By my best count, last year I had 18 markets I listed... I'm going to expose the best one I had for anyone to steal or use – whatever. Just so I can show you my process and you can tell me what's wrong with it. So here it is.

The Market:
According to gurubob, a market is a group of people with a common problem or desire. So I looked at:

“People wanting to be uplifted or inspired”

And I looked for any number of key words using GTrends (for all you 1st timers, GTrends is the old timey MarketSamurai – just think of it as another way to get those target numbers of > 100 hits per day for a #1 ranking and < 30,000 pages of competition to avoid playing “Major League Baseball”). I thought I had struck a gold mine:

(I have totally failed at trying to present tabular data in this editor, any ideas?)

niche phrase - - - hits/day - - - competing pages
quotes on family - - - 155 - - - 573
quotes on change - - - 210 - - - 846
quotes on success - - - 175 - - - 956
quotes on happiness - - - 115 - - - 723
quotes on friendship - - - 538 - - - 15,100
quotes on death - - - 265 - - - 9,940
quotes on leadership - - - 180 - - - 9,500
quotes on marriage - - - 140 - - - 9,170
quotes on education - - - 235 - - - 19,500


So these all looked good (of course, I just ran through them again and they all stink!! Hmm, maybe GTrends has gotten smarter )

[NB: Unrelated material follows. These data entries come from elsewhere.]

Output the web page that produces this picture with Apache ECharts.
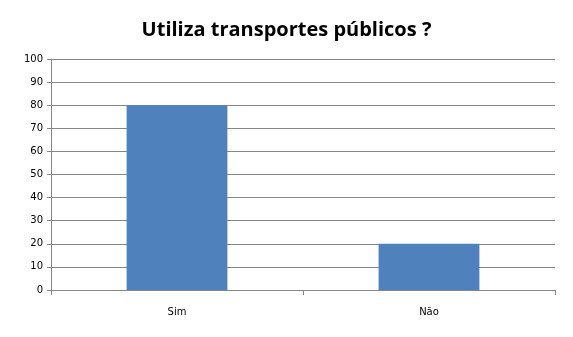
<!DOCTYPE html>
<html><head><meta charset="utf-8">
<script src="https://cdn.jsdelivr.net/npm/echarts@6/dist/echarts.min.js"></script>
<style>html,body{margin:0;padding:0;background:#fff}#c{width:573px;height:337px}</style>
</head><body><div id="c"></div>
<script>
const categories = ['Sim', 'Não'];
const values = [80, 20];
const titleText = 'Utiliza transportes públicos ?';

const chart = echarts.init(document.getElementById('c'), null, {renderer: 'canvas'});
chart.setOption({
  animation: false,
  backgroundColor: '#fff',
  title: {
    text: titleText, left: 'center', top: 15,
    textStyle: {fontFamily: 'Open Sans', fontWeight: 'bold', fontSize: 20, color: '#000'}
  },
  grid: {left: 51, right: 18, top: 59, bottom: 47},
  xAxis: {
    type: 'category', data: categories,
    axisLine: {lineStyle: {color: '#868686', width: 1}},
    axisTick: {show: true, length: 5, lineStyle: {color: '#868686'}},
    axisLabel: {color: '#000', fontFamily: 'DejaVu Sans', fontSize: 10, margin: 17}
  },
  yAxis: {
    type: 'value', min: 0, max: 100, interval: 10,
    axisLine: {show: true, lineStyle: {color: '#868686', width: 1}},
    axisTick: {show: true, length: 4, lineStyle: {color: '#868686'}},
    splitLine: {lineStyle: {color: '#868686', width: 1}},
    axisLabel: {color: '#000', fontFamily: 'DejaVu Sans', fontSize: 10, margin: 8}
  },
  series: [{
    type: 'bar', data: values, barWidth: '40%',
    itemStyle: {color: '#4f81bd'}
  }]
});
</script></body></html>
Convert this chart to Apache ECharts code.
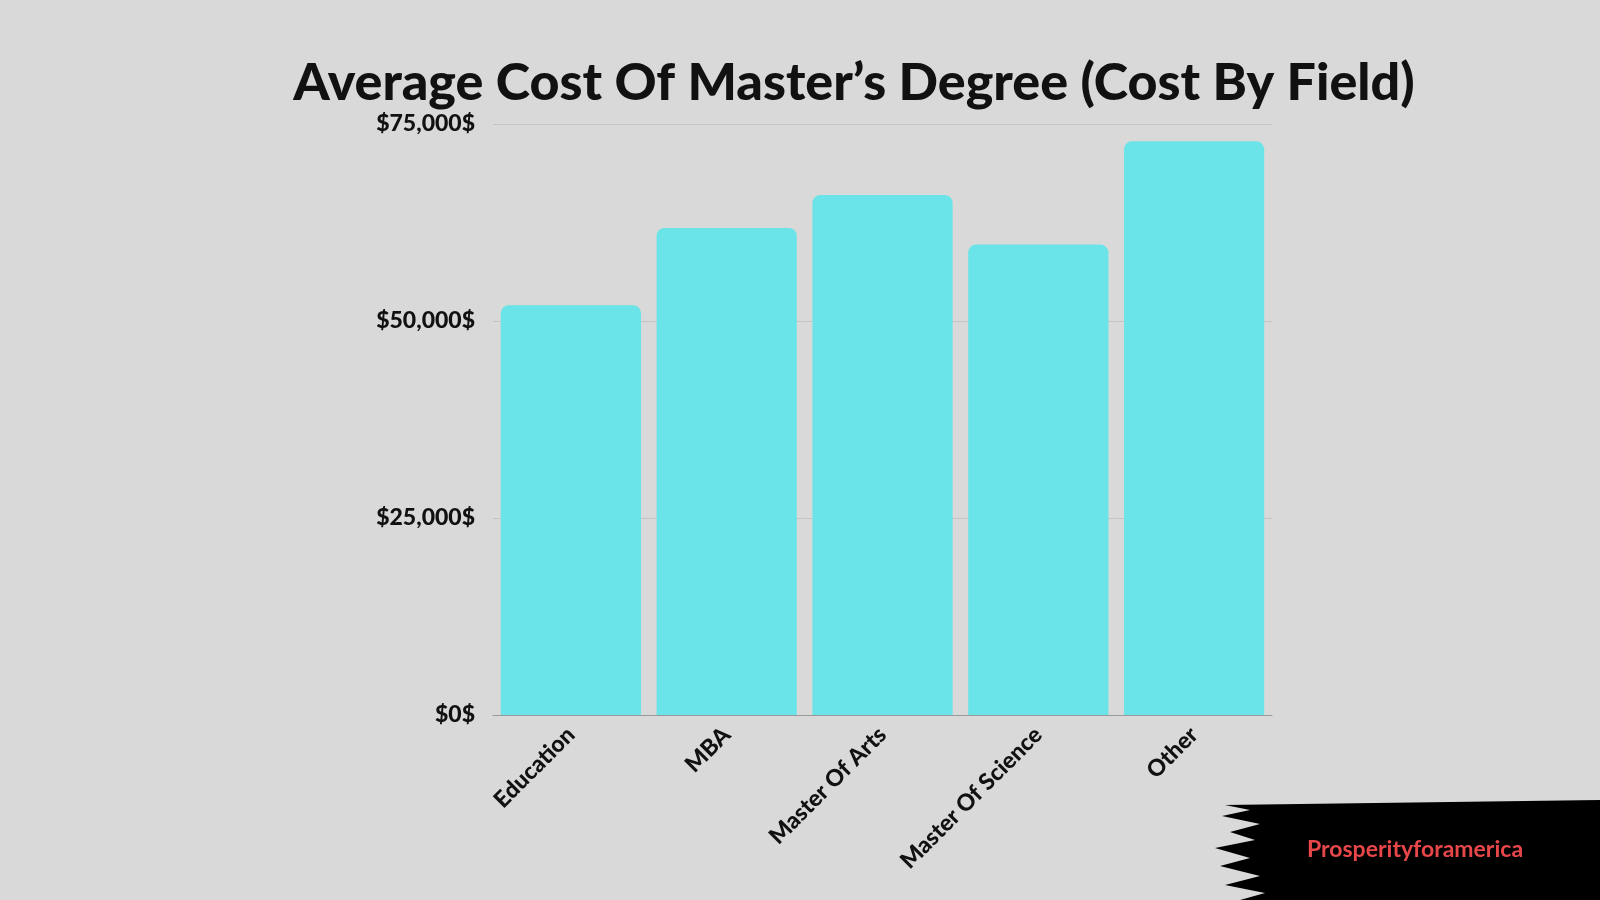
<!DOCTYPE html>
<html><head><meta charset="utf-8">
<script src="https://cdn.jsdelivr.net/npm/echarts@6/dist/echarts.min.js"></script>
<style>html,body{margin:0;background:#d9d9d9}#c{width:1600px;height:900px}</style>
</head><body><div id="c"></div>
<script>
const categories = ["Education","MBA","Master Of Arts","Master Of Science","Other"];
const costs = [52000, 61800, 66000, 59700, 72800];
const chart = echarts.init(document.getElementById('c'));
const jag = [[1225,805],[1600,800],[1600,900],[1240,900],[1265,893],[1225,885],[1260,876],[1220,866],[1250,858],[1215,848],[1255,840],[1230,832],[1260,824],[1222,816],[1250,810]];
chart.setOption({
  backgroundColor:'#d9d9d9',
  title:{text:'Average Cost Of Master’s Degree (Cost By Field)',left:849,top:52,textAlign:'center',
    textStyle:{fontFamily:'Lato',fontWeight:900,fontSize:52,color:'#111'}},
  grid:{left:493,right:328,top:124,bottom:185},
  xAxis:{type:'category',data:categories,
    axisLine:{lineStyle:{color:'#999'}},axisTick:{show:false},
    axisLabel:{rotate:45,fontFamily:'Lato',fontWeight:900,fontSize:23,color:'#111',margin:16,interval:0}},
  yAxis:{type:'value',min:0,max:75000,interval:25000,
    axisLabel:{formatter:v=>'$'+v.toLocaleString('en-US')+'$',fontFamily:'Lato',fontWeight:900,fontSize:23,color:'#111',margin:18},
    splitLine:{lineStyle:{color:'#c4c4c4'}}},
  series:[{type:'bar',data:costs,barCategoryGap:'10%',
    itemStyle:{color:'#6ae4e8',borderRadius:[8,8,0,0]}}],
  graphic:[
    {type:'polygon',shape:{points:jag},style:{fill:'#000'}},
    {type:'text',left:1307,top:838,style:{text:'Prosperityforamerica',fill:'#e8474a',font:'bold 23px Lato'}}
  ]
});
</script></body></html>
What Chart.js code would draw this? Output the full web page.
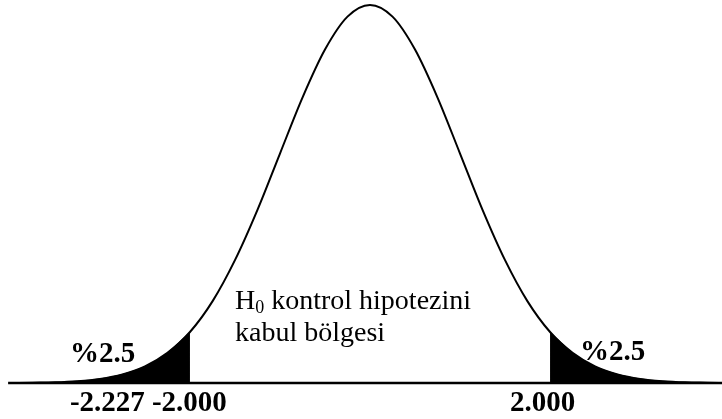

So I had a market and some phrases that met the criteria. I followed along the symphony of 4 parts and moved to traffic. I made a few pages, but I didn't get much traffic. Now I could blame the pages and maybe that is the real problem and I'm looking in the wrong place.

But I suspect that the way I'm thinking about markets and niches and long-tail phrases is where I'm falling off the tracks.

Is that a bad niche? Too broad? Should I be looking in my refrigerator and seeing what products I buy and trying to find markets there? Or should I follow my kids around with a clipboard and note what they are playing with/interested in? (e.g. “Large families who are way to crazy about condiments...”, or “Webkinz tips and tricks”) This seems too commercial and too product driven – getting the symphony backwards.

I'm wanting to play the symphony in the right order, but I fear I have the sheet music upside down.

Along comes Market Samurai
I am getting spotty performance from this creature, but what I did try is my big winner and see if the Samurai can slice it up differently (if you want to be inspired by the concept – Google “Samurai Deli” many of you are probably too young for this reference).

So I started with “quotes”
It came back with 200 results. I painstakingly removed 144 of them, leaving 56 that I thought would be relavant (that took a while, hopefully they won't all be that time consuming... one at a time? A multi-select option would be nice...)

I filtered on > 100 hits and < 30,000 pages and ended up with 7 results:


Phrase - - - Searches - - - SEOT - - - SEOC - - - OCI
relationship quotes - - - 1332 - - - 559 - - - 30000 - - - ?
happy quotes - - - 2975 - - - 1250 - - - 12200 - - - 8%
meaningful quotes - - - 487 - - - 205 - - - 28000 - - - 6%
quotes about death - - - 325 - - - 137 - - - 11000 - - - ?
encouraging quotes - - - 325 - - - 137 - - - 10700 - - - 59%
philosophical quotes - - - 487 - - - 205 - - - 21600 - - - ?
encouragement quotes - - - 325 - - - 137 - - - 24500 - - - ?


So it looks like “encouraging quotes” is a winner? Is it not?

Is it just a matter of taking that on to make my first of millions of dollars? Or am I doing something wrong that I'm just not seeing.

Input appreciated... thanks for your time.